WORK INSTRUCTIONS: Provide only the number of lines in the data below that contain the word "code".

++++ DATA PROVIDED

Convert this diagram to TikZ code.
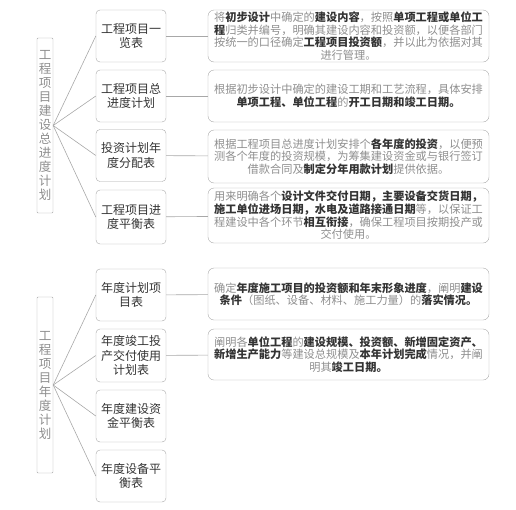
\documentclass[tikz,border=0pt]{standalone}
\usepackage{fontspec}
\setmainfont{Noto Sans CJK SC}
\definecolor{lineGray}{HTML}{A8A8A8}
\definecolor{lightTxt}{HTML}{8E8E8E}
\definecolor{darkTxt}{HTML}{333333}
\newcommand{\hl}[1]{{\color{darkTxt}\bfseries #1}}
\tikzset{
  sidebox/.style={draw=lineGray, rounded corners=1pt, minimum width=16pt, inner sep=0pt,
    text=lightTxt, align=center, font=\fontsize{12.5}{14}\selectfont},
  itembox/.style={draw=lineGray, rounded corners=4pt, minimum width=70pt, minimum height=52pt,
    inner sep=0pt, text=darkTxt, align=center, font=\fontsize{12}{14.5}\selectfont},
  notebox/.style={draw=lineGray, rounded corners=6pt, minimum width=281pt, minimum height=52pt,
    inner sep=0pt, text=lightTxt, align=center, font=\fontsize{11.2}{12.6}\selectfont},
  link/.style={draw=lineGray, line width=0.6pt}
}
\begin{document}
\begin{tikzpicture}[x=1pt, y=-1pt]
  \useasboundingbox (0,0) rectangle (516,509);
  % 1. Hai khung dọc bên trái
  \node[sidebox, minimum height=175pt] (total) at (45,125.5)
    {工\\程\\项\\目\\建\\设\\总\\进\\度\\计\\划};
  \node[sidebox, minimum height=176pt] (annual) at (45,385)
    {工\\程\\项\\目\\年\\度\\计\\划};

  % 2. Các ô giữa (nhóm trên)
  \node[itembox] (t1) at (131,36) {工程项目一\\览表};
  \node[itembox] (t2) at (131,96) {工程项目总\\进度计划};
  \node[itembox] (t3) at (131,155.5) {投资计划年\\度分配表};
  \node[itembox, minimum height=54pt] (t4) at (131,217) {工程项目进\\度平衡表};
  % Các ô giữa (nhóm dưới)
  \node[itembox] (a1) at (131,295) {年度计划项\\目表};
  \node[itembox, minimum height=53pt] (a2) at (131,355.5) {年度竣工投\\产交付使用\\计划表};
  \node[itembox] (a3) at (131,416) {年度建设资\\金平衡表};
  \node[itembox] (a4) at (131,476) {年度设备平\\衡表};

  % 3. Các ô giải thích bên phải
  \node[notebox] (n1) at (348.5,36) {将\hl{初步设计}中确定的\hl{建设内容}，按照\hl{单项工程或单位工}\\
    \hl{程}归类并编号，明确其建设内容和投资额，以便各部门\\
    按统一的口径确定\hl{工程项目投资额}，并以此为依据对其\\
    进行管理。};
  \node[notebox] (n2) at (348.5,96) {根据初步设计中确定的建设工期和工艺流程，具体安排\\
    \hl{单项工程、单位工程}的\hl{开工日期和竣工日期。}};
  \node[notebox, minimum height=53pt] (n3) at (348.5,156.5) {根据工程项目总进度计划安排个\hl{各年度的投资}，以便预\\
    测各个年度的投资规模，为筹集建设资金或与银行签订\\
    借款合同及\hl{制定分年用款计划}提供依据。};
  \node[notebox, minimum height=55pt] (n4) at (348.5,215.5) {用来明确各个\hl{设计文件交付日期，主要设备交货日期，}\\
    \hl{施工单位进场日期，水电及道路接通日期}等，以保证工\\
    程建设中各个环节\hl{相互衔接}，确保工程项目按期投产或\\
    交付使用。};
  \node[notebox] (m1) at (348.5,294) {确定\hl{年度施工项目的投资额和年末形象进度}，阐明\hl{建设}\\
    \hl{条件}（图纸、设备、材料、施工力量）的\hl{落实情况。}};
  \node[notebox, minimum height=51pt] (m2) at (348.5,354.5) {阐明各\hl{单位工程}的\hl{建设规模、投资额、新增固定资产、}\\
    \hl{新增生产能力}等建设总规模及\hl{本年计划完成}情况，并阐\\
    明其\hl{竣工日期。}};

  % 4. Đường nối
  \foreach \b in {t1,t2,t3,t4} {
    \draw[link] (total.east) -- (\b.west);
  }
  \foreach \b in {a1,a2,a3,a4} {
    \draw[link] (annual.east) -- (\b.west);
  }
  \draw[link] (t1) -- (n1);
  \draw[link] (t2) -- (n2);
  \draw[link] (t3) -- (n3);
  \draw[link] (t4) -- (n4);
  \draw[link] (a1) -- (m1);
  \draw[link] (a2) -- (m2);
\end{tikzpicture}
\end{document}
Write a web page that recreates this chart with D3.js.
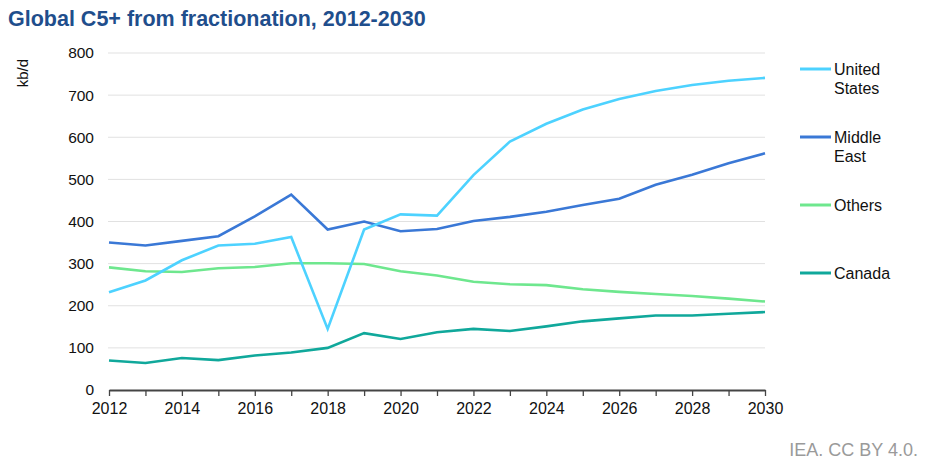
<html>

<head>
    <script src="https://d3js.org/d3.v7.min.js"></script>
    <style>
        body { margin: 0; background: #fff; }
        text { font-family: "Liberation Sans", Arial, sans-serif; }
    </style>
</head>

<body>
    <svg id="chart" width="950" height="468"></svg>
    <script>
        var years = d3.range(2012, 2031);
        var unitedStates = [232, 260, 308, 343, 347, 363, 145, 381, 417, 414, 510, 590, 632, 666, 691, 710, 724, 734, 741];
        var middleEast = [350, 343, 354, 365, 412, 464, 381, 400, 377, 382, 401, 411, 423, 439, 454, 487, 511, 538, 562];
        var others = [291, 282, 280, 289, 292, 301, 301, 299, 282, 272, 257, 251, 249, 239, 233, 228, 223, 217, 210];
        var canada = [70, 64, 76, 71, 82, 89, 100, 135, 121, 137, 145, 140, 151, 163, 170, 177, 177, 181, 185];
        var seriesNames = [["United", "States"], ["Middle", "East"], ["Others"], ["Canada"]];
        var seriesColors = ["#4dd2ff", "#3a78d6", "#6ee78e", "#10a89b"];
        var yTicks = [0, 100, 200, 300, 400, 500, 600, 700, 800];
        var xTickLabels = d3.range(2012, 2031, 2);

        var svg = d3.select("#chart");
        var allSeries = [unitedStates, middleEast, others, canada];

        var x = d3.scaleLinear().domain([2012, 2030]).range([109, 765]);
        var y = d3.scaleLinear().domain([0, 800]).range([390, 53]);

        // title
        svg.append("text")
            .attr("x", 8).attr("y", 26)
            .attr("font-size", 21.5).attr("font-weight", "bold")
            .attr("fill", "#1f4e8c")
            .text("Global C5+ from fractionation, 2012-2030");

        // gridlines
        svg.append("g").selectAll("line")
            .data(yTicks.filter((d) => d > 0))
            .enter().append("line")
            .attr("x1", 108).attr("x2", 765)
            .attr("y1", (d) => y(d)).attr("y2", (d) => y(d))
            .attr("stroke", "#e1e1e1").attr("stroke-width", 1);

        // y axis labels
        var yAxis = svg.append("g")
            .attr("transform", "translate(108,0)")
            .call(d3.axisLeft(y).tickValues(yTicks).tickSize(0).tickPadding(14));
        yAxis.select(".domain").remove();
        yAxis.selectAll("text").attr("font-size", 15.5).attr("fill", "#111")
            .attr("font-family", "Liberation Sans, Arial, sans-serif");

        svg.append("text")
            .attr("transform", "translate(28,59) rotate(-90)")
            .attr("text-anchor", "end")
            .attr("font-size", 15).attr("fill", "#111")
            .text("kb/d");

        // x axis
        var xAxis = svg.append("g")
            .attr("transform", "translate(0," + y(0) + ")")
            .call(d3.axisBottom(x).tickValues(years).tickSize(6).tickSizeOuter(0)
                .tickFormat((d) => xTickLabels.indexOf(d) >= 0 ? d : ""));
        xAxis.select(".domain").attr("stroke", "#444").attr("stroke-width", 2);
        xAxis.selectAll(".tick line").attr("stroke", "#444").attr("stroke-width", 1.3);
        xAxis.selectAll("text").attr("font-size", 16).attr("fill", "#111").attr("dy", "0.95em")
            .attr("font-family", "Liberation Sans, Arial, sans-serif");

        // lines
        var line = d3.line()
            .x((d, i) => x(years[i]))
            .y((d) => y(d));

        // draw in back-to-front order
        [2, 3, 1, 0].forEach(function (k) {
            svg.append("path")
                .datum(allSeries[k])
                .attr("d", line)
                .attr("fill", "none")
                .attr("stroke", seriesColors[k])
                .attr("stroke-width", 2.6)
                .attr("stroke-linejoin", "miter");
        });

        // legend
        var legendY = [69, 137, 205, 273];
        var legend = svg.append("g").selectAll("g")
            .data(seriesNames)
            .enter().append("g")
            .attr("transform", (d, i) => "translate(800," + legendY[i] + ")");
        legend.append("line")
            .attr("x1", 0).attr("x2", 31)
            .attr("stroke", (d, i) => seriesColors[i])
            .attr("stroke-width", 3);
        legend.append("text")
            .attr("x", 34).attr("y", 6)
            .attr("font-size", 16).attr("fill", "#111")
            .selectAll("tspan")
            .data((d) => d)
            .enter().append("tspan")
            .attr("x", 34)
            .attr("dy", (d, i) => i == 0 ? 0 : 19)
            .text((d) => d);

        // source
        svg.append("text")
            .attr("x", 918).attr("y", 456)
            .attr("text-anchor", "end")
            .attr("font-size", 18).attr("fill", "#9a9a9a")
            .text("IEA. CC BY 4.0.");
    </script>
</body>

</html>
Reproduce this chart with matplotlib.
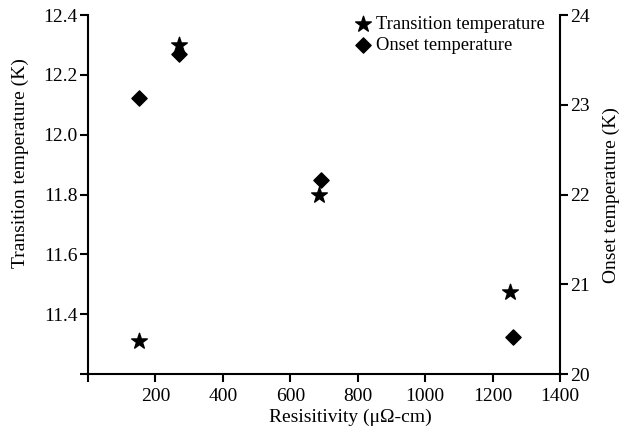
import matplotlib.pyplot as plt

plt.rcParams['font.family'] = ['Liberation Serif', 'DejaVu Serif']

# data
resist_tr = [150, 270, 685, 1250]
trans_temp = [11.31, 12.30, 11.80, 11.475]
resist_on = [150, 270, 690, 1260]
onset_temp = [23.08, 23.57, 22.16, 20.41]

x_ticks = [0, 200, 400, 600, 800, 1000, 1200, 1400]
x_labels = ['', '200', '400', '600', '800', '1000', '1200', '1400']
left_ticks = [11.2, 11.4, 11.6, 11.8, 12.0, 12.2, 12.4]
left_labels = ['', '11.4', '11.6', '11.8', '12.0', '12.2', '12.4']
right_ticks = [20, 21, 22, 23, 24]

fig = plt.figure(figsize=(6.19, 4.32), dpi=100)
ax = fig.add_axes([0.142, 0.134, 0.763, 0.831])
ax2 = ax.twinx()

s1 = ax.scatter(resist_tr, trans_temp, marker='*', s=140, color='black',
                label='Transition temperature', zorder=3)
s2 = ax2.scatter(resist_on, onset_temp, marker='D', s=60, color='black',
                 label='Onset temperature', zorder=3)

ax.set_xlim(0, 1400)
ax.set_ylim(11.2, 12.4)
ax2.set_ylim(20, 24)

ax.set_xticks(x_ticks)
ax.set_xticklabels(x_labels)
ax.set_yticks(left_ticks)
ax.set_yticklabels(left_labels)
ax2.set_yticks(right_ticks)

for a in (ax, ax2):
    a.spines['top'].set_visible(False)
    for sp in a.spines.values():
        sp.set_linewidth(1.5)
    a.tick_params(width=1.5, length=6, labelsize=14, direction='out', pad=1.5)
ax.tick_params(axis='x', pad=4)
ax.spines['right'].set_visible(False)
ax2.spines['left'].set_visible(False)
ax2.spines['bottom'].set_visible(False)

ax.set_xlabel('Resisitivity (μΩ-cm)', fontsize=14)
ax.xaxis.set_label_coords(0.555, -0.097)
ax.set_ylabel('Transition temperature (K)', fontsize=14)
ax.yaxis.set_label_coords(-0.124, 0.588)
ax2.set_ylabel('Onset temperature (K)', fontsize=14, labelpad=9)

ax2.legend(handles=[s1, s2], loc='upper right', bbox_to_anchor=(0.99, 1.028),
           frameon=False, fontsize=13.3, handletextpad=-0.3, labelspacing=0.2,
           borderaxespad=0.2)

fig.savefig('out.png', dpi=100)
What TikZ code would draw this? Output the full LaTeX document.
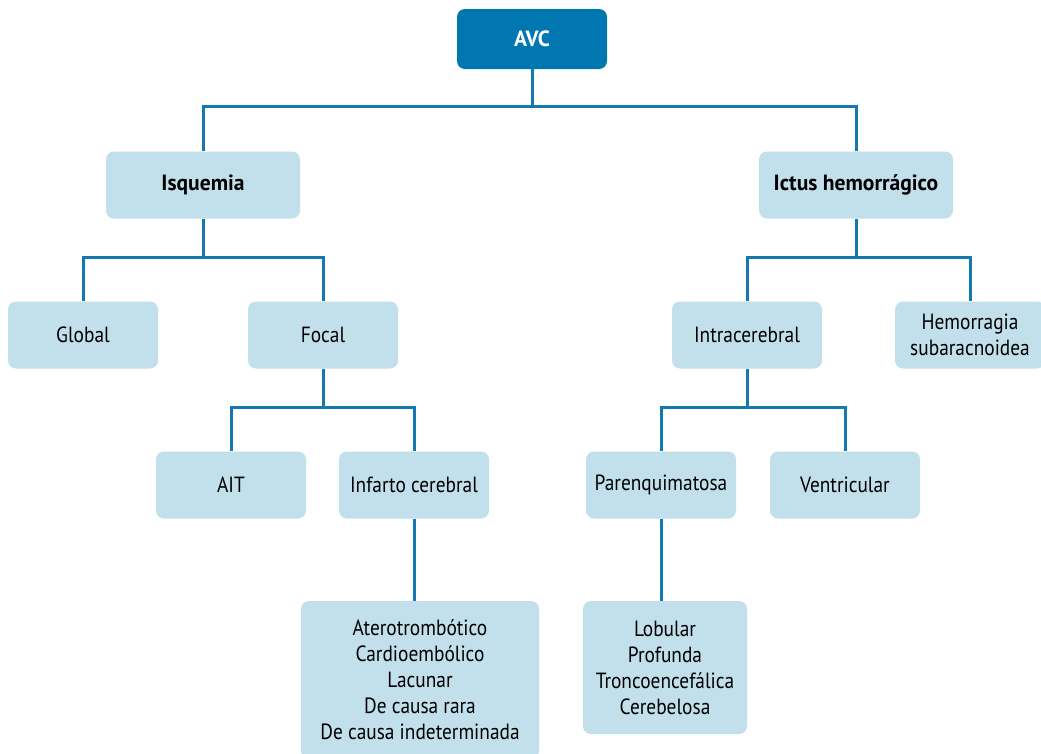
\documentclass[tikz,border=0pt]{standalone}
\usepackage{fontspec}
\setmainfont{PT Sans}[FakeStretch=0.88, BoldFeatures={FakeStretch=0.98}]
\definecolor{darkblue}{HTML}{0077B0}
\definecolor{lightblue}{HTML}{C2DFEC}
\definecolor{linecol}{HTML}{1579B1}
\begin{document}
\begin{tikzpicture}[x=1pt,y=-1pt,
  box/.style={rectangle, rounded corners=8pt, fill=lightblue, inner sep=0pt,
    align=center, font=\fontsize{22}{26}\selectfont, text=black,
    minimum width=150pt, minimum height=67pt},
  boldbox/.style={box, font=\fontsize{22}{26}\selectfont\bfseries, minimum width=194pt},
  topbox/.style={box, fill=darkblue, text=white, font=\fontsize{22}{26}\selectfont\bfseries,
    minimum width=150pt, minimum height=60pt},
  conn/.style={draw=linecol, line width=3pt}]
\useasboundingbox (0,0) rectangle (1041,753);
\node[topbox] (avc) at (532,39) {AVC};
\node[boldbox] (isq) at (203,185) {Isquemia};
\node[boldbox] (ict) at (856,185) {Ictus hemorrágico};
\node[box] (glo) at (83,335) {Global};
\node[box] (foc) at (323,335) {Focal};
\node[box] (intra) at (747,335) {Intracerebral};
\node[box] (hem) at (970,335) {Hemorragia\\subaracnoidea};
\node[box] (ait) at (231,485) {AIT};
\node[box] (inf) at (414,485) {Infarto cerebral};
\node[box] (par) at (661,485) {Parenquimatosa};
\node[box] (ven) at (845,485) {Ventricular};
\node[box, minimum width=238pt, minimum height=158pt] (ate) at (420,680)
  {Aterotrombótico\\Cardioembólico\\Lacunar\\De causa rara\\De causa indeterminada};
\node[box, minimum width=164pt, minimum height=133pt] (lob) at (665,667.5)
  {Lobular\\Profunda\\Troncoencefálica\\Cerebelosa};
\coordinate (b1) at (0,106);
\coordinate (b2) at (0,257);
\coordinate (b3) at (0,407);
\draw[conn] (avc.south) -- (avc.south|-b1) -| (isq.north);
\draw[conn] (avc.south|-b1) -| (ict.north);
\draw[conn] (isq.south) -- (isq.south|-b2) -| (glo.north);
\draw[conn] (isq.south|-b2) -| (foc.north);
\draw[conn] (ict.south) -- (ict.south|-b2) -| (intra.north);
\draw[conn] (ict.south|-b2) -| (hem.north);
\draw[conn] (foc.south) -- (foc.south|-b3) -| (ait.north);
\draw[conn] (foc.south|-b3) -| (inf.north);
\draw[conn] (intra.south) -- (intra.south|-b3) -| (par.north);
\draw[conn] (intra.south|-b3) -| (ven.north);
\draw[conn] (inf.south) -- (inf.south|-ate.north);
\draw[conn] (par.south) -- (par.south|-lob.north);
\end{tikzpicture}
\end{document}
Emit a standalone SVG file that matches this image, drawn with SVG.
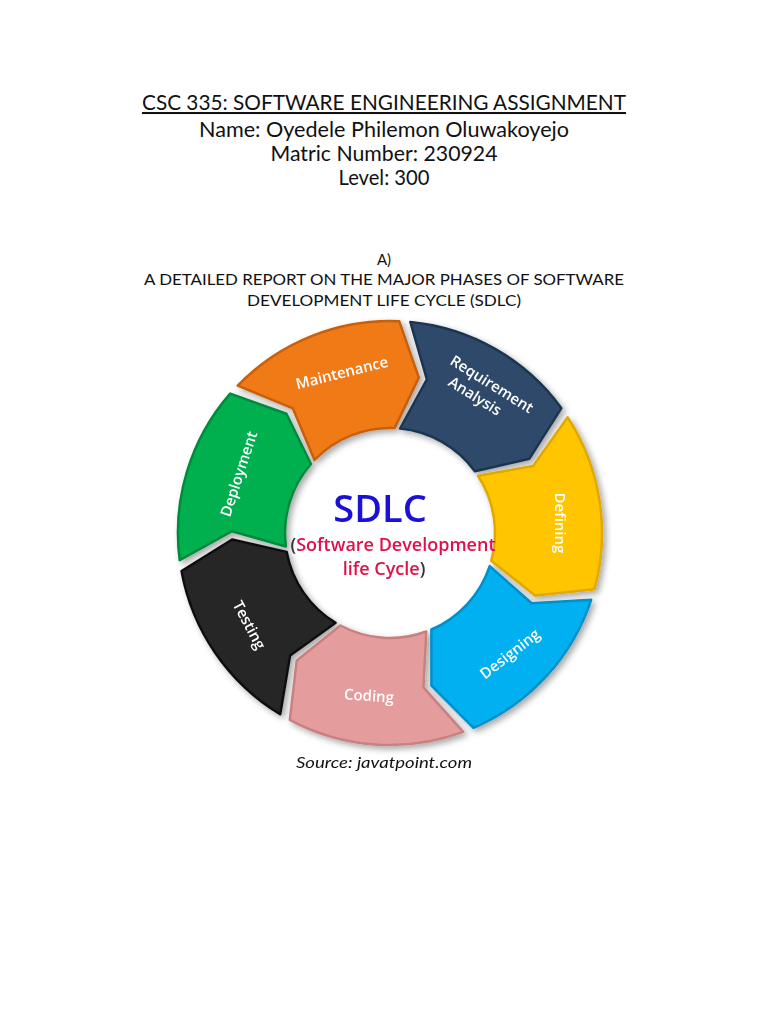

++++++++

RESULT BELOW: 2